With the release of their self-titled second album, The Ends of The Earth prove they are a group on the rise with an original sound. The band faces the challenges all new unsigned groups face as they start out, but with a little bit of attitude that oozes confidence, this edgy new band is heading in the right direction.
“We have been making chaotic noise for quite some time, but about a year and a half ago we all moved back to our home town; Wilkes-Barre, PA, and we decided to pretend to be a real band,” explains Davis.
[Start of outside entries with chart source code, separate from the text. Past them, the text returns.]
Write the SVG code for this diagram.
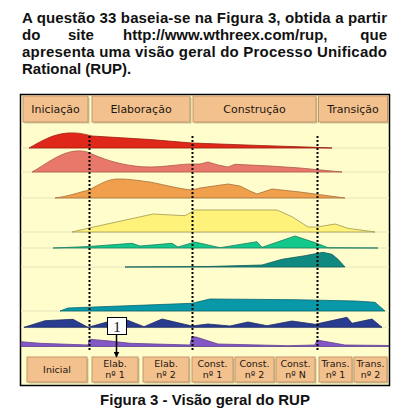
<svg xmlns="http://www.w3.org/2000/svg" width="397" height="418" viewBox="0 0 397 418">
<defs>
<style>
.title{font-family:"Liberation Sans",Arial,sans-serif;font-weight:bold;font-size:15px;fill:#111}
.hbox{fill:#F3C18E;stroke:#C29668;stroke-width:1}
.shadow{fill:#A89570;opacity:0.55}
.htxt{font-family:"DejaVu Sans",Verdana,sans-serif;font-size:11px;fill:#1e160e;text-anchor:middle}
.btxt{font-family:"DejaVu Sans",Verdana,sans-serif;font-size:9.5px;fill:#1e160e;text-anchor:middle}
.guide{stroke:#EFECC2;stroke-width:1.5;fill:none}
.dots{stroke:#000;stroke-width:2;stroke-dasharray:2 2;fill:none}
.curve{stroke-width:0.8;stroke-linejoin:round}
</style>
<marker id="arr" viewBox="0 0 10 10" refX="9" refY="5" markerWidth="6" markerHeight="6" orient="auto" markerUnits="userSpaceOnUse">
<path d="M0,0 L10,5 L0,10 Z" fill="#000"/>
</marker>
</defs>
<rect width="397" height="418" fill="#fff"/>
<g id="title">
<text class="title" x="22" y="23" textLength="365" lengthAdjust="spacing">A questão 33 baseia-se na Figura 3, obtida a partir</text>
<text class="title" x="22" y="40">do</text>
<text class="title" x="68" y="40">site</text>
<text class="title" x="123" y="40">http://www.wthreex.com/rup,</text>
<text class="title" x="387" y="40" text-anchor="end">que</text>
<text class="title" x="22" y="57" textLength="365" lengthAdjust="spacing">apresenta uma visão geral do Processo Unificado</text>
<text class="title" x="22" y="74">Rational (RUP).</text>
</g>
<g id="frame">
<rect x="20.5" y="94.5" width="369" height="291" fill="#FFFDCC" stroke="#000" stroke-width="1.5"/>
</g>
<g id="guides">
<line class="guide" x1="21" y1="148" x2="389" y2="148"/>
<line class="guide" x1="21" y1="172" x2="389" y2="172"/>
<line class="guide" x1="21" y1="198" x2="389" y2="198"/>
<line class="guide" x1="21" y1="232" x2="389" y2="232"/>
<line class="guide" x1="21" y1="248" x2="389" y2="248"/>
<line class="guide" x1="21" y1="267" x2="389" y2="267"/>
<line class="guide" x1="21" y1="311" x2="389" y2="311"/>
<line class="guide" x1="21" y1="327.5" x2="389" y2="327.5"/>
</g>
<g id="curves">
<path class="curve" fill="#E0281A" stroke="#9C1A0C" d="M29,148 C40,142 52,134 68,133 C78,132.5 84,134 92,136 L150,139.5 L192,143 L260,145.5 L315,147.3 L332,148 Z"/>
<path class="curve" fill="#E8786A" stroke="#B0584A" d="M32,172 C45,165 60,152 76,151 C84,150.5 88,152 92,154 C110,162 130,167 150,167 C165,167 180,164 192,164 L200,164 L208,162 L218,165 L228,167 L235,164.3 L270,166 L300,168 L342,172 Z"/>
<path class="curve" fill="#F0A04C" stroke="#A87038" d="M55,198 C70,196 80,192 89,190 C100,184 108,179 118,179 C132,179 140,181 150,182 C165,185 180,189 192,190 L200,188 L228,184 L240,186 L250,191 L257,194 L272,189 L300,192 L345,198 Z"/>
<path class="curve" fill="#FFF27A" stroke="#A09850" d="M72,232 L89,228 L153,214 L185,215.7 L195,210 L277,210 L292,216.7 L308,227 L317,227 L335,224 L348,228.3 L375,232 Z"/>
<path class="curve" fill="#12C88A" stroke="#1A7C60" d="M53,248 L89,246.5 L132,243.3 L140,246 L172,243.3 L178,247 L195,242 L220,247.7 L257,241.7 L262,247.3 L295,236 L317,243.3 L328,247.7 L378,248 Z"/>
<path class="curve" fill="#108A80" stroke="#0C5E58" d="M125,267 L208,266.5 L262,265 L282,259.3 L305,255.7 L323,252.3 L332,254.3 L338,259.3 L345,267 Z"/>
<path class="curve" fill="#0898A8" stroke="#0A6670" d="M60,311 L68,308 L192,303.3 L210,299 L295,299.7 L355,301 L375,302.3 L385,311 Z"/>
<path class="curve" fill="#283C90" stroke="#1C2A66" d="M24,327.3 L45,320.7 L73,319.3 L88,327.3 L107,322 L127,320 L144,326.7 L162,319 L192,326 L208,324 L230,326 L248,322 L267,325.7 L292,321 L315,324.3 L347,317.3 L352,323.3 L372,319 L382,327.3 Z"/>
<path class="curve" fill="#8458C4" stroke="#5E4090" d="M21,341.7 L40,343.3 L88,345 L89.5,339.3 L110,341 L130,343.3 L190,345 L192,336.7 L196,337 L218,344 L288,345.7 L315,345 L317,340 L345,345 L389,345.5 L389,346.5 L21,346.5 Z"/>
</g>
<g id="phase-lines">
<line class="dots" x1="89.5" y1="136" x2="89.5" y2="352"/>
<line class="dots" x1="192.5" y1="136" x2="192.5" y2="352"/>
<line class="dots" x1="317.5" y1="136" x2="317.5" y2="352"/>
</g>
<g id="iniciacao">
<rect class="shadow" x="24.5" y="97.5" width="65" height="26"/>
<rect class="hbox" x="23" y="96" width="65" height="26"/>
<text class="htxt" x="55.5" y="113">Iniciação</text>
</g>
<g id="elaboracao">
<rect class="shadow" x="93.5" y="97.5" width="98" height="26"/>
<rect class="hbox" x="92" y="96" width="98" height="26"/>
<text class="htxt" x="141" y="113">Elaboração</text>
</g>
<g id="construcao">
<rect class="shadow" x="194.5" y="97.5" width="123" height="26"/>
<rect class="hbox" x="193" y="96" width="123" height="26"/>
<text class="htxt" x="254.5" y="113">Construção</text>
</g>
<g id="transicao">
<rect class="shadow" x="320" y="97.5" width="69" height="26"/>
<rect class="hbox" x="318.5" y="96" width="69" height="26"/>
<text class="htxt" x="353" y="113">Transição</text>
</g>
<g id="inicial">
<rect class="shadow" x="28.5" y="358.5" width="60" height="25"/>
<rect class="hbox" x="27" y="357" width="60" height="25"/>
<text class="btxt" x="57" y="373">Inicial</text>
</g>
<g id="elab1">
<rect class="shadow" x="93.5" y="358.5" width="46" height="25"/>
<rect class="hbox" x="92" y="357" width="46" height="25"/>
<text class="btxt" x="115" y="367">Elab.</text>
<text class="btxt" x="115" y="378">nº 1</text>
</g>
<g id="elab2">
<rect class="shadow" x="144.5" y="358.5" width="46" height="25"/>
<rect class="hbox" x="143" y="357" width="46" height="25"/>
<text class="btxt" x="166" y="367">Elab.</text>
<text class="btxt" x="166" y="378">nº 2</text>
</g>
<g id="const1">
<rect class="shadow" x="193.5" y="358.5" width="41" height="25"/>
<rect class="hbox" x="192" y="357" width="41" height="25"/>
<text class="btxt" x="212.5" y="367">Const.</text>
<text class="btxt" x="212.5" y="378">nº 1</text>
</g>
<g id="const2">
<rect class="shadow" x="236.5" y="358.5" width="39" height="25"/>
<rect class="hbox" x="235" y="357" width="39" height="25"/>
<text class="btxt" x="254.5" y="367">Const.</text>
<text class="btxt" x="254.5" y="378">nº 2</text>
</g>
<g id="constN">
<rect class="shadow" x="277.5" y="358.5" width="39" height="25"/>
<rect class="hbox" x="276" y="357" width="39" height="25"/>
<text class="btxt" x="295.5" y="367">Const.</text>
<text class="btxt" x="295.5" y="378">nº N</text>
</g>
<g id="trans1">
<rect class="shadow" x="320.5" y="358.5" width="33" height="25"/>
<rect class="hbox" x="319" y="357" width="33" height="25"/>
<text class="btxt" x="335.5" y="367">Trans.</text>
<text class="btxt" x="335.5" y="378">nº 1</text>
</g>
<g id="trans2">
<rect class="shadow" x="355.5" y="358.5" width="33" height="25"/>
<rect class="hbox" x="354" y="357" width="33" height="25"/>
<text class="btxt" x="370.5" y="367">Trans.</text>
<text class="btxt" x="370.5" y="378">nº 2</text>
</g>
<g id="label-1">
<rect x="107.5" y="317.5" width="19" height="17" fill="#fff" stroke="#000" stroke-width="1"/>
<text x="117" y="332" font-family="Liberation Serif,Times New Roman,serif" font-size="15" text-anchor="middle" fill="#111">1</text>
</g>
<g id="connectors">
<line x1="116.5" y1="335" x2="116.5" y2="357" stroke="#000" stroke-width="1.5" marker-end="url(#arr)"/>
</g>
<g id="caption">
<text class="title" x="205" y="405" text-anchor="middle">Figura 3 - Visão geral do RUP</text>
</g>
</svg>
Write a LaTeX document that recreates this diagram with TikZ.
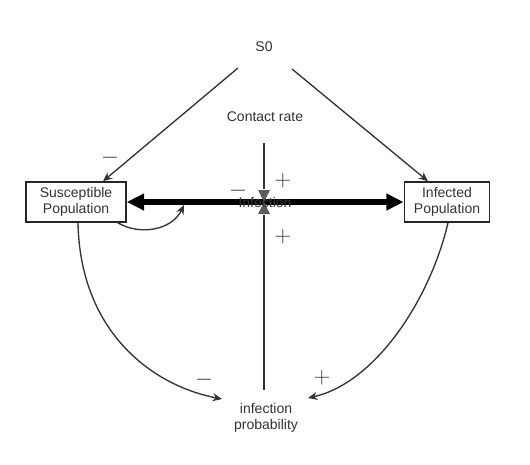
\documentclass[tikz,border=0pt]{standalone}
\usepackage[no-math]{fontspec}
\setmainfont{Liberation Sans}
\usepackage{xcolor}
\usetikzlibrary{arrows.meta,positioning,calc}
\definecolor{ink}{HTML}{333333}

\begin{document}
\begin{tikzpicture}[x=0.75pt,y=-0.75pt,
  every node/.style={font=\fontsize{10.5}{12.5}\selectfont, text=ink, align=center},
  stock/.style={draw=black!85, line width=1.1pt, minimum height=30pt, inner sep=1pt},
  link/.style={draw=ink, line width=1pt, -{Stealth[length=7pt,width=6pt]}},
  flow/.style={draw=black, line width=3.8pt, -{Triangle[length=13pt,width=12pt]}},
  sign/.style={font=\fontsize{17}{17}\selectfont, inner sep=0pt}]
\useasboundingbox (0,0) rectangle (530,464);

% nodes
\node (s0) at (264,47) {S0};%
\node (contact) at (265,117) {Contact rate};%
\node[stock, minimum width=75pt] (susc) at (76,202) {Susceptible\\Population};%
\node[stock, minimum width=64pt] (infd) at (447,202) {Infected\\Population};%
\node (prob) at (266,418) {infection\\probability};%
\coordinate (valve) at (264,202);
\coordinate (crend) at (264,143);
\coordinate (prend) at (264,390);

% flow
\draw[flow] (valve) -- (susc.east);
\draw[flow] (valve) -- (infd.west);
\fill[ink!80] (258,190) -- (270,190) -- (valve) -- cycle;
\fill[ink!80] (258,214) -- (270,214) -- (valve) -- cycle;
\node (flowlab) at (265,202) {Infection};%

% links
\draw[ink, line width=1pt] (crend) -- (264,189);
\draw[ink, line width=1pt] (264,215) -- (prend);
\draw[link] ($(s0)+(-26,21)$) -- ($(susc.north)+(27,0)$);
\draw[link] ($(s0)+(28,22)$) -- ($(infd.north)+(-19,0)$);
\draw[link] ($(susc.south east)+(-9,0)$) .. controls (140,236) and (172,230) .. (184,205);
\draw[link] ($(susc.south)+(2,0)$) .. controls (80,330) and (150,385) .. ($(prob)+(-44,-19)$);
\draw[link] ($(infd.south)+(1,0)$) .. controls (430,300) and (375,383) .. ($(prob)+(42,-20)$);

% signs
\node[sign] (m1) at (110,158) {$-$};
\node[sign] (m2) at (238,191) {$-$};
\node[sign] (p1) at (283,181) {$+$};
\node[sign] (p2) at (283,237) {$+$};
\node[sign] (m3) at (204,380) {$-$};
\node[sign] (p3) at (322,378) {$+$};

\end{tikzpicture}
\end{document}
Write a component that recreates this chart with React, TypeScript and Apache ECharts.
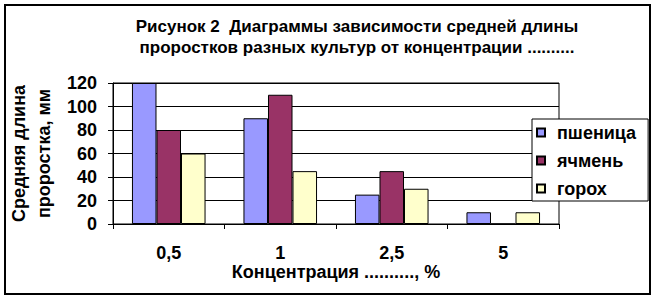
import React, { useEffect, useRef } from "react";
import * as echarts from "echarts";

const categories = ["0,5", "1", "2,5", "5"];
const wheat = [120, 90, 25, 10];
const barley = [80, 110, 45, 0];
const peas = [60, 45, 30, 10];
const seriesNames = ["пшеница", "ячмень", "горох"];
const titleLines = [
  "Рисунок 2  Диаграммы зависимости средней длины",
  "проростков разных культур от концентрации ..........",
];
const yAxisTitle = "Средняя длина\nпроростка, мм";
const xAxisTitle = "Концентрация .........., %";

const FONT = "'Liberation Sans', Arial, sans-serif";

export default function App() {
  const ref = useRef<HTMLDivElement>(null);
  useEffect(() => {
    if (!ref.current) return;
    const chart = echarts.init(ref.current, null, { renderer: "svg" });
    const bar = (name: string, data: number[], color: string) => ({
      name,
      type: "bar",
      data,
      barGap: "0%",
      barCategoryGap: "34%",
      itemStyle: { color, borderColor: "#000", borderWidth: 1 },
    });
    chart.setOption({
      animation: false,
      backgroundColor: "#fff",
      textStyle: { fontFamily: FONT },
      grid: {
        left: 113,
        right: 98,
        top: 83,
        bottom: 76,
        show: true,
        borderColor: "#000",
        borderWidth: 1,
        containLabel: false,
        outerBoundsMode: "none",
      },
      xAxis: {
        type: "category",
        data: categories,
        name: xAxisTitle,
        nameLocation: "middle",
        nameGap: 39,
        nameTextStyle: { fontFamily: FONT, fontWeight: "bold", fontSize: 18, color: "#000" },
        axisLine: { lineStyle: { color: "#000", width: 1 } },
        axisTick: { show: true, length: 5, lineStyle: { color: "#000" }, alignWithLabel: false },
        axisLabel: { fontFamily: FONT, fontWeight: "bold", fontSize: 18, color: "#000", margin: 20 },
        splitLine: { show: false },
      },
      yAxis: {
        type: "value",
        min: 0,
        max: 120,
        interval: 20,
        name: yAxisTitle,
        nameLocation: "middle",
        nameGap: 50,
        nameTextStyle: { fontFamily: FONT, fontWeight: "bold", fontSize: 18, color: "#000", lineHeight: 25, align: "center" },
        axisLine: { show: true, lineStyle: { color: "#000", width: 1 } },
        axisTick: { show: true, length: 5, lineStyle: { color: "#000" } },
        axisLabel: { fontFamily: FONT, fontWeight: "bold", fontSize: 18, color: "#000", margin: 16 },
        splitLine: { show: true, lineStyle: { color: "#000", width: 1 } },
      },
      legend: {
        orient: "vertical",
        left: 532,
        top: 119,
        padding: [4, 12, 3, 4],
        itemGap: 9,
        itemWidth: 8,
        itemHeight: 8,
        icon: "rect",
        backgroundColor: "#fff",
        borderColor: "#000",
        borderWidth: 1,
        borderRadius: 0,
        textStyle: { fontFamily: FONT, fontWeight: "bold", fontSize: 18, color: "#000", lineHeight: 19, padding: [0, 0, 0, 7] },
        data: seriesNames,
      },
      graphic: [
        {
          type: "rect",
          shape: { x: 5, y: 5, width: 645, height: 289 },
          style: { fill: "none", stroke: "#000", lineWidth: 2 },
          silent: true,
        },
        {
          type: "text",
          x: 357,
          y: 16,
          style: {
            text: titleLines.join("\n"),
            fontFamily: FONT,
            fontWeight: "bold",
            fontSize: 17,
            lineHeight: 21,
            fill: "#000",
            textAlign: "center",
            textVerticalAlign: "top",
          },
        },
      ],
      series: [
        bar(seriesNames[0], wheat, "#9999FF"),
        bar(seriesNames[1], barley, "#993366"),
        bar(seriesNames[2], peas, "#FFFFCC"),
      ],
    });
    return () => chart.dispose();
  }, []);
  return (
    <div
      ref={ref}
      style={{ position: "fixed", left: 0, top: 0, width: 657, height: 300 }}
    />
  );
}
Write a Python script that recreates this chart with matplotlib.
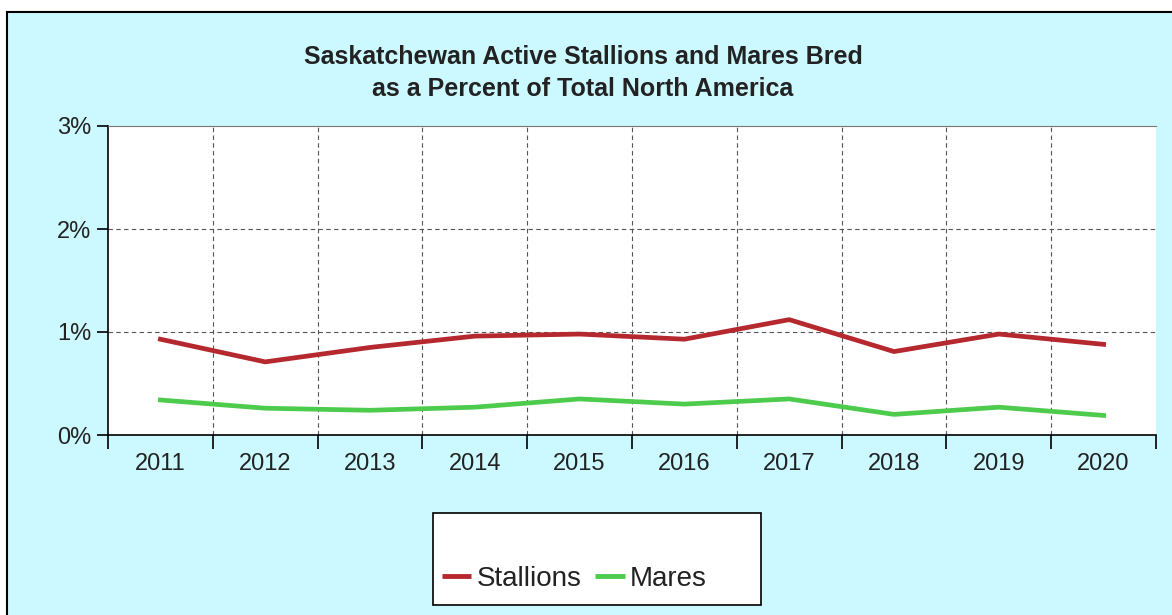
import matplotlib.pyplot as plt
from matplotlib.patches import Rectangle
from matplotlib.lines import Line2D

years = ["2011", "2012", "2013", "2014", "2015", "2016", "2017", "2018", "2019", "2020"]
stallions = [0.93, 0.71, 0.85, 0.96, 0.98, 0.93, 1.12, 0.81, 0.98, 0.88]
mares = [0.34, 0.26, 0.24, 0.27, 0.35, 0.30, 0.35, 0.20, 0.27, 0.19]

plt.rcParams['font.family'] = ['Liberation Sans', 'DejaVu Sans']

W, H = 1172, 615
fig = plt.figure(figsize=(W / 100, H / 100), dpi=100, facecolor="white")

# cyan panel with black border
fig.patches.append(Rectangle((7 / W, -0.1), 1.2, 1 - 12 / H + 0.1, transform=fig.transFigure,
                             facecolor="#ccf9ff", edgecolor="black", linewidth=1.5, zorder=-10))

ax = fig.add_axes([108 / W, 1 - 435 / H, (1156 - 108) / W, (435 - 126) / H])
ax.set_facecolor("white")

x = range(len(years))
ax.plot(x, stallions, color="#b5282e", linewidth=3.4, label="Stallions", zorder=3)
ax.plot(x, mares, color="#4ccb4c", linewidth=3.4, label="Mares", zorder=3)

ax.set_xlim(-0.5, len(years) - 0.5)
ax.set_ylim(0, 3)
ax.set_yticks([0, 1, 2, 3])
ax.set_yticklabels(["0%", "1%", "2%", "3%"], fontsize=17, color="#222222")
ax.set_xticks([i - 0.5 for i in range(len(years) + 1)], minor=False)
ax.set_xticklabels([])
ax.set_xticks(list(x), minor=True)
ax.set_xticklabels(years, minor=True, fontsize=17, color="#222222")
ax.tick_params(axis="x", which="major", direction="out", length=10, width=1.2, color="black")
ax.tick_params(axis="x", which="minor", length=0, pad=13)
ax.tick_params(axis="y", direction="out", length=8, width=1.2, pad=4)

for b in [i + 0.5 for i in range(len(years) - 1)]:
    ax.axvline(b, color="#555555", linestyle=(0, (4, 3)), linewidth=0.8, zorder=1)
for v in [1, 2]:
    ax.axhline(v, color="#555555", linestyle=(0, (4, 3)), linewidth=0.8, zorder=1)

ax.spines["left"].set_linewidth(1.2)
ax.spines["bottom"].set_linewidth(1.2)
ax.spines["top"].set_color("#777777")
ax.spines["right"].set_visible(False)

fig.text(583 / W, 1 - 57 / H, "Saskatchewan Active Stallions and Mares Bred", ha="center", va="center",
         fontsize=18, fontweight="bold", color="#222222")
fig.text(583 / W, 1 - 89 / H, "as a Percent of Total North America", ha="center", va="center",
         fontsize=18, fontweight="bold", color="#222222")

# legend box
fig.patches.append(Rectangle((433 / W, 1 - 605 / H), (761 - 433) / W, (605 - 513) / H,
                             transform=fig.transFigure, facecolor="white", edgecolor="black",
                             linewidth=1.2, zorder=1))
handles = [Line2D([], [], color="#b5282e", linewidth=3.5, solid_capstyle="butt"),
           Line2D([], [], color="#4ccb4c", linewidth=3.5, solid_capstyle="butt")]
leg = fig.legend(handles, ["Stallions", "Mares"], loc="center left", bbox_to_anchor=(428 / W, 1 - 579 / H),
                 ncol=2, frameon=False, fontsize=20, handlelength=1.05, handletextpad=0.2,
                 columnspacing=0.5, borderpad=0, labelcolor="#222222")

fig.savefig("out.png", dpi=100)
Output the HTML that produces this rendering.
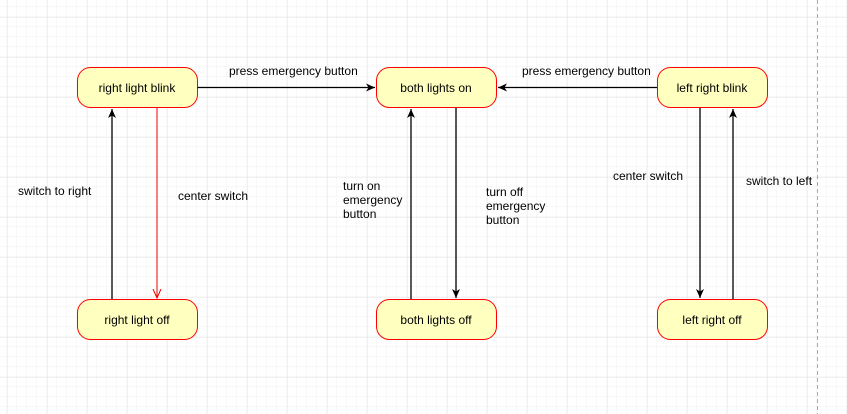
<!DOCTYPE html>
<html><head><style>
html,body{margin:0;padding:0;background:#fff}
svg{display:block}
text{font-family:"Liberation Sans",sans-serif;font-size:12px;fill:#000}
</style></head><body>
<svg width="847" height="414" xmlns="http://www.w3.org/2000/svg">
<defs>
<pattern id="g1" width="10" height="10" patternUnits="userSpaceOnUse" x="7" y="7">
<path d="M10 0V10M0 10H10" stroke="#f2f2f2" stroke-width="1" fill="none"/>
</pattern>
<pattern id="g2" width="40" height="40" patternUnits="userSpaceOnUse" x="7.5" y="17.5">
<path d="M0 0V40M0 0H40" stroke="#e4e4e4" stroke-width="1" fill="none"/>
</pattern>
<marker id="a" markerWidth="10" markerHeight="10" refX="9" refY="5" orient="auto" markerUnits="userSpaceOnUse"><path d="M0 1L9 5L0 9L2.5 5Z" fill="#000"/></marker>
<marker id="r" markerWidth="10" markerHeight="10" refX="9" refY="5" orient="auto" markerUnits="userSpaceOnUse"><path d="M0 1L9 5L0 9" fill="none" stroke="#e00"/></marker>
</defs>
<rect width="847" height="414" fill="url(#g1)"/>
<rect width="847" height="414" fill="url(#g2)"/>
<line x1="817.5" y1="0" x2="817.5" y2="414" stroke="#aaa" stroke-dasharray="4,3"/>
<g fill="#ffffc0" stroke="#f00" stroke-width="1">
<rect x="77.5" y="67.5" width="120" height="40" rx="13"/>
<rect x="77.5" y="299.5" width="120" height="40" rx="13"/>
<rect x="376.5" y="67.5" width="120" height="40" rx="13"/>
<rect x="376.5" y="299.5" width="120" height="40" rx="13"/>
<rect x="657.5" y="67.5" width="110" height="40" rx="13"/>
<rect x="657.5" y="299.5" width="110" height="40" rx="13"/>
</g>
<g stroke="#000" stroke-width="1.3" fill="none">
<line x1="197.5" y1="87.5" x2="375" y2="87.5" marker-end="url(#a)"/>
<line x1="657" y1="87.5" x2="498" y2="87.5" marker-end="url(#a)"/>
<line x1="112" y1="299" x2="112" y2="109" marker-end="url(#a)"/>
<line x1="411" y1="299" x2="411" y2="109" marker-end="url(#a)"/>
<line x1="456" y1="108" x2="456" y2="298" marker-end="url(#a)"/>
<line x1="700" y1="108" x2="700" y2="298" marker-end="url(#a)"/>
<line x1="733" y1="299" x2="733" y2="109" marker-end="url(#a)"/>
</g>
<line x1="157" y1="108" x2="157" y2="298" stroke="#e00" stroke-width="1" marker-end="url(#r)"/>
<g text-anchor="middle">
<text x="137" y="92">right light blink</text>
<text x="137" y="324">right light off</text>
<text x="436" y="92">both lights on</text>
<text x="436" y="324">both lights off</text>
<text x="712" y="92">left right blink</text>
<text x="712" y="324">left right off</text>
</g>
<text x="229" y="75">press emergency button</text>
<text x="522" y="75">press emergency button</text>
<text x="18" y="195">switch to right</text>
<text x="178" y="200">center switch</text>
<text x="343" y="190">turn on</text>
<text x="343" y="204">emergency</text>
<text x="343" y="218">button</text>
<text x="486" y="196">turn off</text>
<text x="486" y="210">emergency</text>
<text x="486" y="224">button</text>
<text x="613" y="180">center switch</text>
<text x="746" y="185">switch to left</text>
</svg>
</body></html>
The group was originally formed in North Carolina and now consists of Charles Davis (vocals, guitar and keyboard), Max Hosey (drums, harmonica, saw and didgeridoo), Justin “Roadside” Parry (guitar), Vince Insalaco (bass, banjo, keys and mandolin), “Great” Gregg Howells (congas and bells) and Paul Hosey, also known as Big Pauly (bongos, guitar and bass).
“We made this album because we have a friend, Adam Malak, who owns his own home studio (MADS), and we could do it almost completely on the barter system,” says Davis. “As far as bands that inspired our sound, we all hate each other’s musical tastes, and this is the truth, with the exception of Johnny Cash and Fela Kuti. So one could say they were where we tried to meet in the middle.”
The Ends of the Earth has a wide range of unique styles and soulful sounds that are engaging, adventurous and original. The band delves into a variety of genres including classic blues, bluegrass and a touch of folk.
The first song on the album, “Bonito,” which is about a friend of the group, carries an upbeat, light tune with lyrics and music that go together hand in hand. “Alcohol” is a bassy blues song that shows a darker side with lyrics like “If alcohol don’t kill me, well I believe I will never die.” The album features several brief instrumentals throughout that seem to fit in the perfect place at the perfect time. “Attention Deficit Disorder” is a dark, noisy song that is actually one of the bands oldest compositions. “500,” which includes a mandolin, piano, harmonica and even a violin-bowed hand saw, resonates with emotion and is something of an odd fit with the rest of the album.
Still, it is this range that distinguishes The Ends of the Earth, which on this album demonstrates emphatically that not all new music is just noise.